31The burden of proof lies with the applicant to demonstrate that she has a complete inability to carry on a normal life, as defined by her pre-accident activities of daily living. As already noted above, we find that there was a lack of medical evidence noting any ongoing accident-related physical or psychological impairments which would impact the applicant’s ability to carry out her pre-accident activities. Nor did we find that the medical evidence supports that there was a decline in the applicant’s ability to carry out her activities of daily living post-accident. Based on the evidence, we find that the applicant has not met her burden in establishing that she has a complete inability to carry on a normal life as a result of the accident. As a result, she is not entitled to a non-earner benefit.

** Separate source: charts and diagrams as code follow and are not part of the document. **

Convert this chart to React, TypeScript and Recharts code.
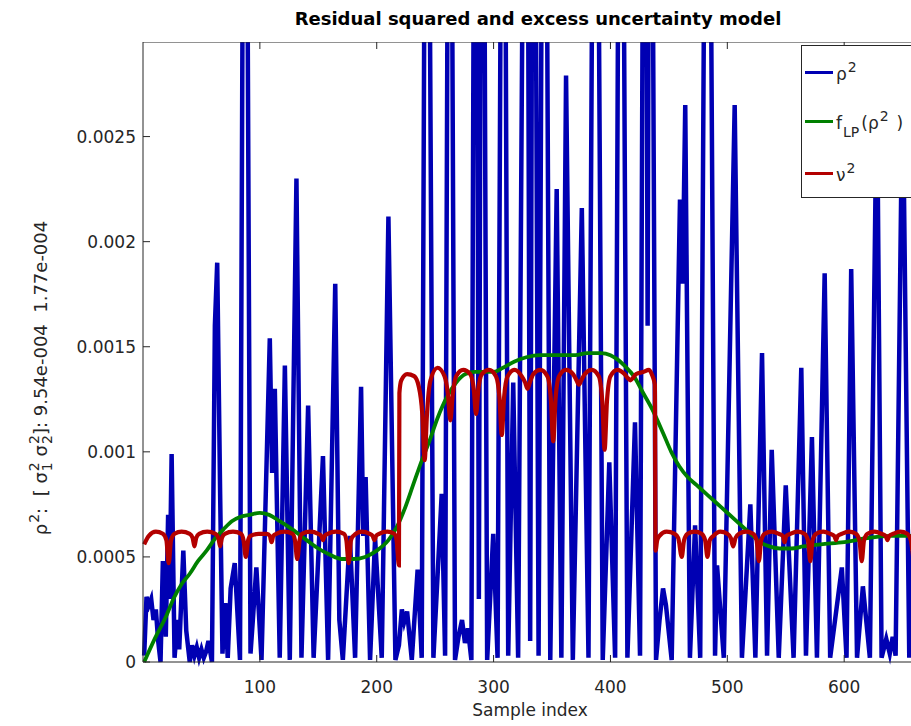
import React from "react";
import { LineChart, Line, XAxis, YAxis } from "recharts";

const FONT = "'DejaVu Sans', sans-serif";
const INK = "#262626";
const BLUE = "#0000b3";
const GREEN = "#008000";
const RED = "#b30000";

const xTicks = [100, 200, 300, 400, 500, 600];
const yTicks = [0, 0.0005, 0.001, 0.0015, 0.002, 0.0025];

// rho^2: [sample index, value], peaks and troughs of the residual
const rhoSqA = [
  [1, 0.00003], [3, 0.00031], [5, 0.00027], [7, 0.0003], [9, 0.0002], [11, 0.00025],
  [13, 0.0001], [15, 0.0], [17, 0.00048], [19.5, 0.00012], [21.5, 0.0007], [22.7, 0.0003],
  [24.5, 0.00099], [27, 0.00002], [29.5, 0.0002], [31, 0.00006], [34.5, 0.00053], [37, 0.00015],
  [40, 0.0], [42, 0.00008], [44, 0.00003], [46, 0.00007], [48, 0.00002], [50, 0.00006],
  [52, 0.00002], [54, 0.00005], [56, 0.0001], [59, 0.0], [61.5, 0.0016], [63.5, 0.0019],
  [66, 0.0008], [68, 0.00004], [70.5, 0.00028], [72.5, 0.00002], [75, 0.00035], [78.5, 0.00047],
  [83, 0.00001], [87.2, 0.006], [92, 0.00004], [94, 0.0002], [97, 0.00045], [101.4, 0.00001],
  [108.5, 0.00154], [110.5, 0.0009], [112.8, 0.0013], [117, 0.00002], [121.4, 0.00141],
  [125.6, 0.00001], [131.3, 0.0023], [135.6, 0.00002], [141.3, 0.00122], [146, 0.00002],
  [154, 0.00098], [158.4, 0.00001], [164.5, 0.0018],
];
const rhoSqB = [
  [168, 0.0002], [171, 0.00001], [177, 0.0006], [181.5, 0.00002], [186.6, 0.00131],
  [188.5, 0.0006], [190.5, 0.00088], [194.3, 0.00001], [198.6, 0.00059], [204.3, 0.00002],
  [210, 0.00212], [216, 0.00001], [219, 0.00008], [221.5, 0.00025], [223.5, 0.00019],
  [226, 0.00024], [230, 0.00001], [235, 0.00044], [238.5, 0.00002], [242.7, 0.006],
  [248.5, 0.00002], [255.6, 0.0008], [258.5, 0.00003], [262.4, 0.006], [267, 0.00001],
  [270, 0.00012], [273, 0.0002], [275.5, 0.00009], [278, 0.00016], [281, 0.00001],
  [284.6, 0.006], [287.4, 0.0003], [290.3, 0.006], [294.5, 0.00001], [299.7, 0.00061],
  [303.4, 0.00002], [308.3, 0.006], [312.5, 0.00003], [316.8, 0.00133], [321, 0.00002],
];
const rhoSqC = [
  [328, 0.006], [331.3, 0.0001], [334.2, 0.006], [338.5, 0.00003], [343.3, 0.006],
  [348.5, 0.00001], [354, 0.00225], [358, 0.00002], [362, 0.00279], [367.8, 0.00001],
  [375.5, 0.00216], [381.2, 0.00002], [387, 0.006], [393.4, 0.00001], [399, 0.00095],
  [404, 0.00002], [408.8, 0.006], [414.5, 0.00002], [421, 0.00114], [425.3, 0.00003],
  [429.6, 0.006], [431.8, 0.0016], [434, 0.006], [439, 0.00001], [442, 0.0002], [445, 0.00035],
  [447.5, 0.00027], [452.4, 0.00001], [459.5, 0.0022], [461.8, 0.0018], [464, 0.00265],
  [468, 0.00002], [472.4, 0.00065], [476.8, 0.00002], [483, 0.006], [489.5, 0.00003],
];
const rhoSqD = [
  [491.2, 0.00046], [497, 0.00002], [506.3, 0.00265], [512.5, 0.00002], [519.7, 0.00075],
  [524, 0.00002], [529.7, 0.00147], [534, 0.00003], [538, 0.00101], [544, 0.00002],
  [550, 0.00084], [556.7, 0.00002], [563.3, 0.0014], [567.3, 0.00003], [572.4, 0.00107],
  [576.7, 0.00002], [583.3, 0.00185], [588, 0.00002], [598, 0.00045], [602, 0.00002],
  [606, 0.00187], [611, 0.00002], [616, 0.00036], [622, 0.00002], [628, 0.0028], [632, 0.00002],
  [636, 0.00011], [639, 0.00004], [641.5, 0.00012], [644, 0.00003], [650, 0.0028],
  [655.7, 0.00002], [660, 0.0008],
];

// low-pass filtered rho^2
const fLpCurve = [
  [1, 0], [10, 0.00011], [20, 0.00022], [26, 0.0003], [33, 0.00037], [40, 0.00042],
  [47, 0.00048], [54.4, 0.00053], [62, 0.00059], [68.7, 0.00063], [76, 0.00067], [83, 0.00069],
  [91, 0.0007], [100, 0.00071], [108, 0.0007], [117, 0.00067], [128, 0.00063], [140, 0.00058],
  [150, 0.00054], [160, 0.00051], [170, 0.00049], [180, 0.00049], [190, 0.0005], [200, 0.00053],
  [210, 0.00058], [217, 0.00064], [224, 0.00073], [231, 0.00084], [238, 0.00095], [245, 0.00105],
  [252, 0.00116], [260, 0.00126], [268, 0.00133], [276, 0.00137], [284, 0.00138], [292, 0.00138],
  [300, 0.00138], [308, 0.0014], [318, 0.00143], [328, 0.00145], [340, 0.00146], [355, 0.00146],
  [370, 0.00146], [380, 0.00147], [392, 0.00147], [400, 0.00146], [406, 0.00144], [412, 0.00141],
  [420, 0.00136], [428, 0.00128], [436, 0.0012], [445, 0.00109], [452, 0.001], [459, 0.00093],
  [466, 0.00088], [474, 0.00084], [482, 0.0008], [490, 0.00076], [500, 0.00071], [510, 0.00066],
  [520, 0.00061], [528, 0.00057], [536, 0.00055], [545, 0.00054], [555, 0.00054], [565, 0.00055],
  [580, 0.00056], [600, 0.00057], [620, 0.00059], [640, 0.0006], [660, 0.0006],
];

// nu^2, excess uncertainty model: low level, raised block, low level
const nuSqLow1 = [
  [1, 0.00056], [5, 0.0006], [11, 0.00062], [17, 0.00061], [20, 0.00058], [22, 0.00047],
  [24, 0.00058], [27, 0.00061], [33, 0.00062], [40, 0.00061], [42.5, 0.00059], [44, 0.00055],
  [45.5, 0.00059], [48, 0.00061], [55, 0.00062], [62, 0.00061], [64.5, 0.00059], [66, 0.00055],
  [67.5, 0.00059], [70, 0.00061], [77, 0.00062], [84, 0.00061], [86, 0.00058], [88, 0.0005],
  [90, 0.00058], [92, 0.0006], [99, 0.00061], [106, 0.00061], [108.5, 0.0006], [110, 0.00057],
  [111.5, 0.0006], [114, 0.00061], [121, 0.00062], [128, 0.00061], [130, 0.00058], [132, 0.00049],
  [134, 0.00058], [136, 0.00061], [143, 0.00062], [150, 0.00061], [152.5, 0.0006], [154, 0.00058],
  [155.5, 0.0006], [158, 0.00061], [165, 0.00062], [172, 0.00061], [174, 0.00058], [176, 0.00047],
  [178, 0.00058], [180, 0.0006], [187, 0.00062], [194, 0.00061], [196.5, 0.0006], [198, 0.00058],
  [199.5, 0.0006], [202, 0.00061], [209, 0.00062], [215, 0.00061], [217, 0.00058], [219, 0.00046],
];
const nuSqHigh = [
  [219.4, 0.00128], [221, 0.00134], [226, 0.00137], [232, 0.00136], [236, 0.00131],
  [239, 0.00118], [241, 0.00096], [243, 0.00118], [246, 0.00134], [252, 0.0014], [258, 0.00136],
  [261, 0.00127], [263, 0.00115], [265, 0.00127], [268, 0.00136], [274, 0.00139], [280, 0.00137],
  [283, 0.0013], [285, 0.00118], [287, 0.0013], [290, 0.00137], [296, 0.00139], [302, 0.00136],
  [305, 0.00126], [307, 0.00108], [309, 0.00126], [312, 0.00136], [318, 0.00139], [324, 0.00136],
  [327, 0.00133], [329, 0.0013], [331, 0.00133], [334, 0.00137], [340, 0.00139], [346, 0.00136],
  [349, 0.00125], [351, 0.00105], [353, 0.00125], [356, 0.00136], [362, 0.00139], [368, 0.00137],
  [371, 0.00134], [373, 0.00132], [375, 0.00134], [378, 0.00137], [384, 0.00139], [390, 0.00136],
  [393, 0.00124], [395, 0.00101], [397, 0.00124], [400, 0.00136], [406, 0.00139], [412, 0.00137],
  [415, 0.00135], [417, 0.00134], [419, 0.00135], [422, 0.00137], [428, 0.00138], [433, 0.00139],
  [436, 0.00136], [438, 0.00132],
];
const nuSqLow2 = [
  [438.6, 0.00053], [440, 0.00058], [442, 0.0006], [448, 0.00062], [455, 0.00061], [458, 0.00059],
  [461, 0.0005], [463, 0.00058], [466, 0.00061], [472, 0.00062], [478, 0.00061], [481, 0.00058],
  [483, 0.0005], [485, 0.00058], [488, 0.0006], [494, 0.00062], [500, 0.00061], [503, 0.00059],
  [505, 0.00055], [507, 0.00059], [510, 0.00061], [516, 0.00062], [522, 0.00061], [525, 0.00058],
  [527, 0.00048], [529, 0.00058], [532, 0.00061], [538, 0.00062], [544, 0.00061], [547.5, 0.0006],
  [549, 0.00057], [550.5, 0.0006], [554, 0.00061], [560, 0.00062], [566, 0.00061], [569, 0.00058],
  [571, 0.00048], [573, 0.00058], [576, 0.00061], [582, 0.00062], [588, 0.00061], [591.5, 0.0006],
  [593, 0.00058], [594.5, 0.0006], [598, 0.00061], [604, 0.00062], [610, 0.00061], [613, 0.00058],
  [615, 0.00048], [617, 0.00058], [620, 0.00061], [626, 0.00062], [632, 0.00061], [635.5, 0.0006],
  [637, 0.00058], [638.5, 0.0006], [642, 0.00061], [648, 0.00062], [654, 0.00061], [657, 0.00058],
  [659, 0.0005],
];

const toPoints = (rows: number[][]) => rows.map(([x, y]) => ({ x, y }));
const rhoSq = toPoints([...rhoSqA, ...rhoSqB, ...rhoSqC, ...rhoSqD]);
const fLp = toPoints(fLpCurve);
const nuSq = toPoints([...nuSqLow1, ...nuSqHigh, ...nuSqLow2]);

const tickStyle = { fill: INK, fontSize: 17, fontFamily: FONT };

function Sup({ children, gap = 0 }: { children: React.ReactNode; gap?: number }) {
  return (
    <span style={{ fontSize: 14, position: "relative", top: -8, marginLeft: 1, marginRight: gap }}>{children}</span>
  );
}

function Sub({ children }: { children: React.ReactNode }) {
  return <span style={{ fontSize: 14, position: "relative", top: 8, marginLeft: 1, marginRight: 2 }}>{children}</span>;
}

// sigma with stacked super/subscript
function SigmaSq({ idx }: { idx: string }) {
  return (
    <span>
      σ
      <span style={{ display: "inline-block", position: "relative", width: 10, height: 1 }}>
        <span style={{ position: "absolute", left: 1, bottom: 5, fontSize: 14, lineHeight: "15px" }}>2</span>
        <span style={{ position: "absolute", left: 1, top: -6, fontSize: 14, lineHeight: "15px" }}>{idx}</span>
      </span>
    </span>
  );
}

function LegendRow({ y, color, children }: { y: number; color: string; children: React.ReactNode }) {
  return (
    <>
      <div style={{ position: "absolute", left: 3, top: y - 1.5, width: 28, height: 3, background: color }} />
      <div style={{ position: "absolute", left: 34, top: y - 6, fontSize: 17, lineHeight: "17px", whiteSpace: "nowrap" }}>
        {children}
      </div>
    </>
  );
}

export default function App() {
  return (
    <div
      style={{
        position: "absolute",
        left: 0,
        top: 0,
        width: 911,
        height: 726,
        overflow: "hidden",
        background: "#fff",
        fontFamily: FONT,
        color: INK,
      }}
    >
      {/* traces are left unclipped so the sharp troughs dip under the axis */}
      <style>{`.recharts-wrapper g[clip-path], .recharts-wrapper path[clip-path] { clip-path: none !important; }`}</style>
      <LineChart width={940} height={726} margin={{ top: 0, right: 7, bottom: 0, left: 0 }}>
        <XAxis
          type="number"
          dataKey="x"
          domain={[0, 676]}
          allowDataOverflow
          ticks={xTicks}
          height={64}
          tickSize={-7}
          tickMargin={26}
          tick={tickStyle}
          axisLine={{ stroke: INK }}
          tickLine={{ stroke: INK }}
        />
        <XAxis
          xAxisId="top"
          orientation="top"
          type="number"
          dataKey="x"
          domain={[0, 676]}
          allowDataOverflow
          ticks={xTicks}
          height={42}
          tickSize={-7}
          tickFormatter={() => ""}
          axisLine={{ stroke: INK }}
          tickLine={{ stroke: INK }}
        />
        <YAxis
          type="number"
          domain={[0, 0.00295]}
          allowDataOverflow
          ticks={yTicks}
          width={143}
          tickSize={-7}
          tickMargin={14}
          tick={tickStyle}
          tickFormatter={(v: number) => String(v)}
          axisLine={{ stroke: INK }}
          tickLine={{ stroke: INK }}
        />
        <Line
          data={rhoSq}
          dataKey="y"
          type="linear"
          stroke={BLUE}
          strokeWidth={4.5}
          strokeLinejoin="miter"
          strokeMiterlimit={5}
          dot={false}
          isAnimationActive={false}
        />
        <Line data={fLp} dataKey="y" type="monotone" stroke={GREEN} strokeWidth={3.8} dot={false} isAnimationActive={false} />
        <Line data={nuSq} dataKey="y" type="monotone" stroke={RED} strokeWidth={4.2} dot={false} isAnimationActive={false} />
      </LineChart>

      {/* white band above the axes box hides the tops of off-scale spikes */}
      <div style={{ position: "absolute", left: 0, top: 0, width: 911, height: 41.5, background: "#fff" }} />

      <div
        style={{
          position: "absolute",
          left: 143,
          width: 790,
          top: 10,
          textAlign: "center",
          fontWeight: "bold",
          fontSize: 18,
          lineHeight: "18px",
          color: "#000",
        }}
      >
        Residual squared and excess uncertainty model
      </div>

      <div style={{ position: "absolute", left: 430, width: 200, top: 702, textAlign: "center", fontSize: 17, lineHeight: "17px" }}>
        Sample index
      </div>

      <div
        style={{
          position: "absolute",
          left: 41,
          top: 378,
          transform: "translate(-50%, -50%) rotate(-90deg)",
          whiteSpace: "pre",
          fontSize: 18,
          lineHeight: "18px",
        }}
      >
        ρ<Sup>2</Sup>:  [ <SigmaSq idx="1" /> <SigmaSq idx="2" />]: 9.54e-004  1.77e-004
      </div>

      <div
        style={{
          position: "absolute",
          left: 801,
          top: 45,
          width: 130,
          height: 151,
          border: `1px solid ${INK}`,
          background: "#fff",
        }}
      >
        <LegendRow y={26} color={BLUE}>
          ρ<Sup>2</Sup>
        </LegendRow>
        <LegendRow y={75} color={GREEN}>
          f<Sub>LP</Sub>(ρ<Sup gap={8}>2</Sup>)
        </LegendRow>
        <LegendRow y={127} color={RED}>
          ν<Sup>2</Sup>
        </LegendRow>
      </div>
    </div>
  );
}
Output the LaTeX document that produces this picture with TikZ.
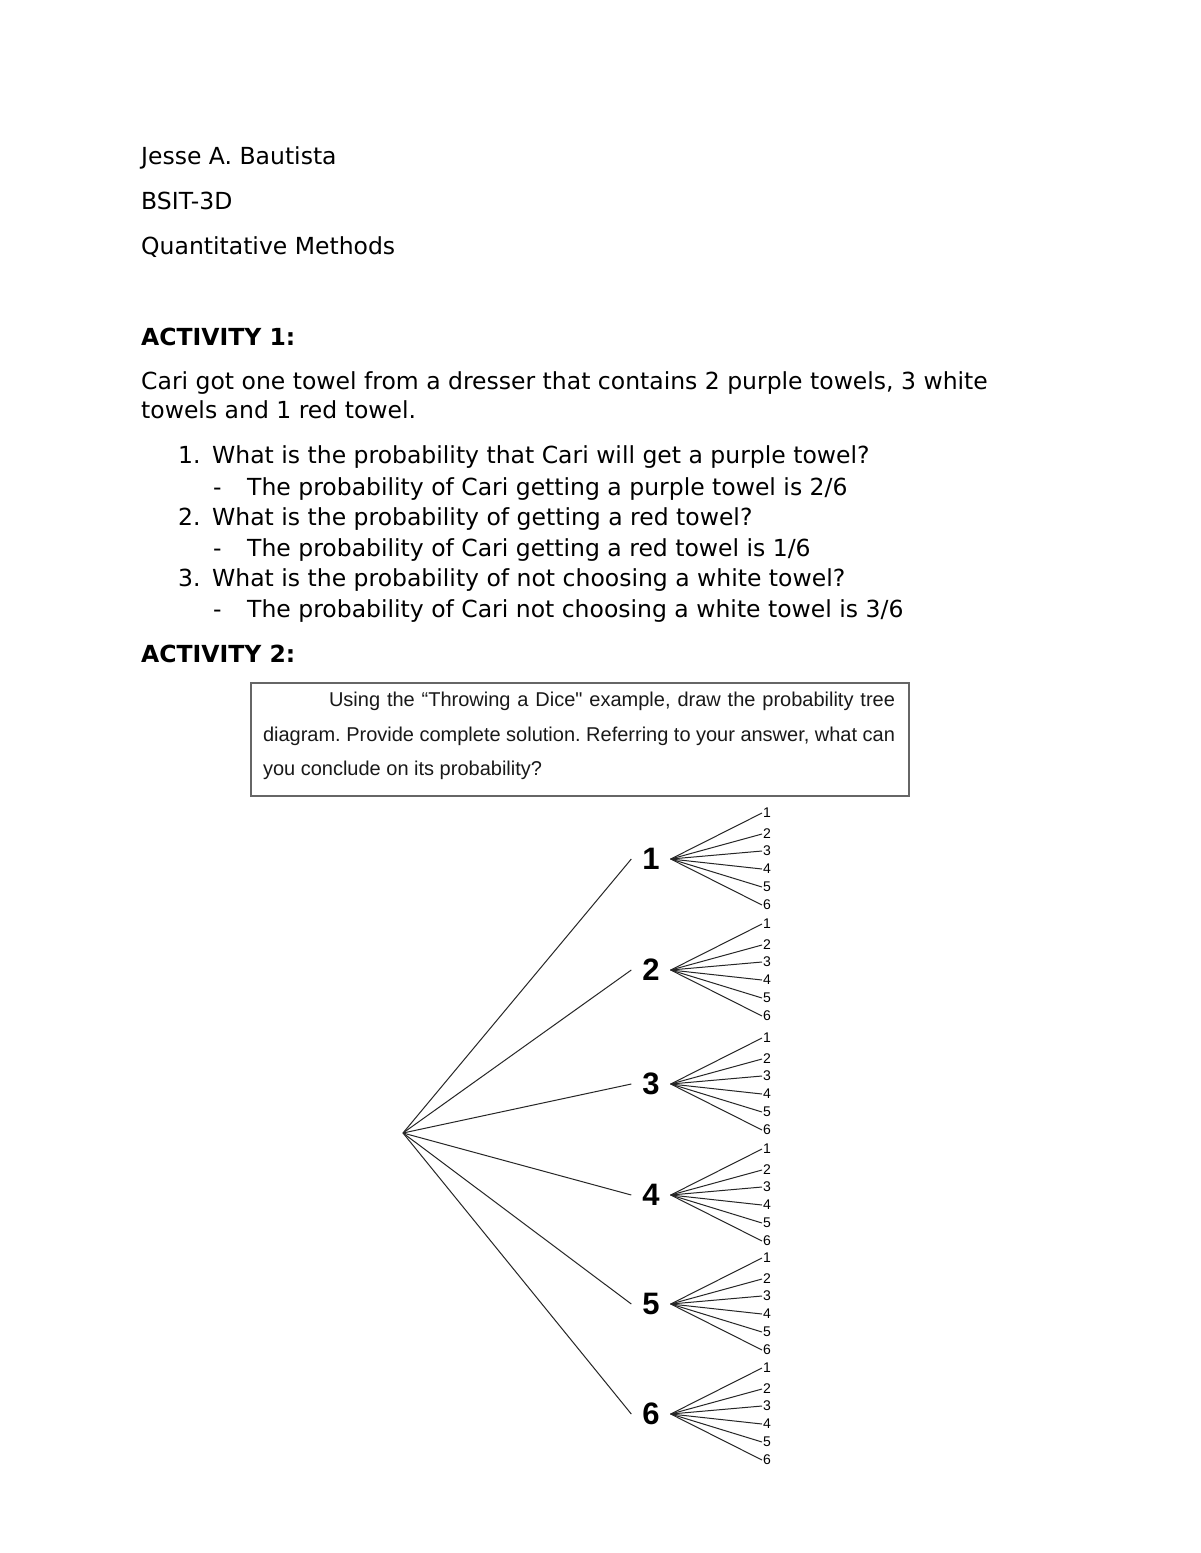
\documentclass[tikz,border=0pt]{standalone}
\usepackage{fontspec}
\setmainfont{DejaVu Sans}
\newfontfamily\arialfont{Liberation Sans}
\usetikzlibrary{positioning}

\begin{document}
\frenchspacing
\begin{tikzpicture}[
      x=1pt, y=-1pt,
      every node/.style={inner sep=0pt},
      line/.style={anchor=base west, font=\fontsize{23.5}{28}\selectfont},
      head/.style={line, font=\fontsize{23.5}{28}\selectfont\bfseries},
      taskbox/.style={draw=black!60, line width=1.5pt},
      branch/.style={line width=1pt, black!85},
      die/.style={minimum width=39pt, font=\arialfont\bfseries\fontsize{31}{31}\selectfont},
      face/.style={anchor=west, inner sep=1pt, font=\arialfont\fontsize{14}{14}\selectfont}
    ]
    \useasboundingbox[fill=white] (0,0) rectangle (1200,1553);

    % name block
    \node[line] (name) at (141,164) {Jesse A. Bautista};
    \node[line] (sect) at (141,209) {BSIT-3D};
    \node[line] (subj) at (141,254) {Quantitative Methods};

    % activity 1
    \node[head] (act1) at (141,345) {ACTIVITY 1:};
    \node[line] (probA) at (141,389) {Cari got one towel from a dresser that contains 2 purple towels, 3 white};
    \node[line] (probB) at (141,418) {towels and 1 red towel.};
    \node[line] (n1) at (178,463) {1.};
    \node[line] (q1) at (212,463) {What is the probability that Cari will get a purple towel?};
    \node[line] (m1) at (213,495) {-};
    \node[line] (a1) at (247,495) {The probability of Cari getting a purple towel is 2/6};
    \node[line] (n2) at (178,525) {2.};
    \node[line] (q2) at (212,525) {What is the probability of getting a red towel?};
    \node[line] (m2) at (213,556) {-};
    \node[line] (a2) at (247,556) {The probability of Cari getting a red towel is 1/6};
    \node[line] (n3) at (178,586) {3.};
    \node[line] (q3) at (212,586) {What is the probability of not choosing a white towel?};
    \node[line] (m3) at (213,617) {-};
    \node[line] (a3) at (247,617) {The probability of Cari not choosing a white towel is 3/6};

    % activity 2
    \node[head] (act2) at (141,662) {ACTIVITY 2:};
    \draw[taskbox] (251,683) rectangle (909,796);
    \node[align=left, text=black!90, font=\arialfont\fontsize{20}{34.5}\selectfont] (task) at (579,736)
      {\hspace*{66pt}\makebox[566pt][s]{Using the “Throwing a Dice" example, draw the probability tree}\\
       \makebox[632pt][s]{diagram. Provide complete solution. Referring to your answer, what can}\\
       you conclude on its probability?};

    % tree
    \coordinate (root) at (403,1133);
    \foreach \d/\y in {1/859,2/970,3/1084,4/1195,5/1304,6/1414} {
      \node[die] (d\d) at (651,\y) {\d};
      \draw[branch] (root) -- (d\d.west);
      \foreach \f/\o in {1/-46,2/-25,3/-8,4/10,5/28,6/46} {
        \node[face] (f\d\f) at (762,\y+\o) {\f};
        \draw[branch] (d\d.east) -- (f\d\f.west);
      }
    }
  \end{tikzpicture}
\end{document}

The applicant is not entitled to the funding for the proposed treatment plans
32To receive payment for a treatment and assessment plan under s. 15 and 16 of the Schedule, the applicant bears the burden of demonstrating, on a balance of probabilities, that the benefit is reasonable and necessary as a result of the accident. To do so, the applicant should identify the goals of treatment, how the goals would be met to a reasonable degree and that the overall costs of achieving them are reasonable.
33The applicant submitted four treatment and assessment plan (OCF-18) forms: one for physiotherapy, on September 1, 2020; one for a psychological assessment on August 13, 2020; one for an attendant care assessment on September 24, 2020; another for psychological services on June 11, 2021.
34On each of the OCF-18s, the applicant indicated that her impairments are not minor and sought treatment outside of the MIG.
35Since we have determined that the applicant’s injuries are “minor” as defined by the Schedule, the OCF-18s seeking treatment outside of the MIG are not reasonable and necessary. We note that the MIG limits have not been exhausted. At the hearing, the respondent indicated that only $200 of the $3,500 MIG had been utilized. In light of our decision, the applicant may apply for treatment within the MIG limits.
An award is not payable
36Regulation 664, R.R.O. 1990 (Reg. 664) states that if the Tribunal finds that an insurer unreasonably withheld or delayed payments, the Tribunal, in addition to awarding the benefits and interest to which an insured person is entitled, may award a lump sum of up to 50 percent of the amount to which the person was entitled at the time of the award, together with interest on all amounts then owing to the insured (including unpaid interest) at the rate of 2 per cent per month, compounded monthly, from the time the benefits first became payable under the Schedule.
37Since we have found that no benefits are payable, we do not find that the respondent unreasonably withheld or delayed payment. As a result, an award under s. 10 of Reg. 664. is not warranted.
Interest is not payable
38Since no benefits are payable, no interest is payable.
ORDER
39The applicant has not demonstrated that her injuries cannot be treated within the limits set by the Minor Injury Guideline.
40The applicant has not demonstrated that her accident-related injuries resulted in a complete inability to carry on a normal life as defined by her pre-accident activities. As a result, she is not entitled to a non-earner benefit.
41The proposed treatment plans are not payable since they propose treatment outside of the Minor Injury Guideline. No interest applies on overdue benefits in dispute.
42The applicant is not entitled to an award.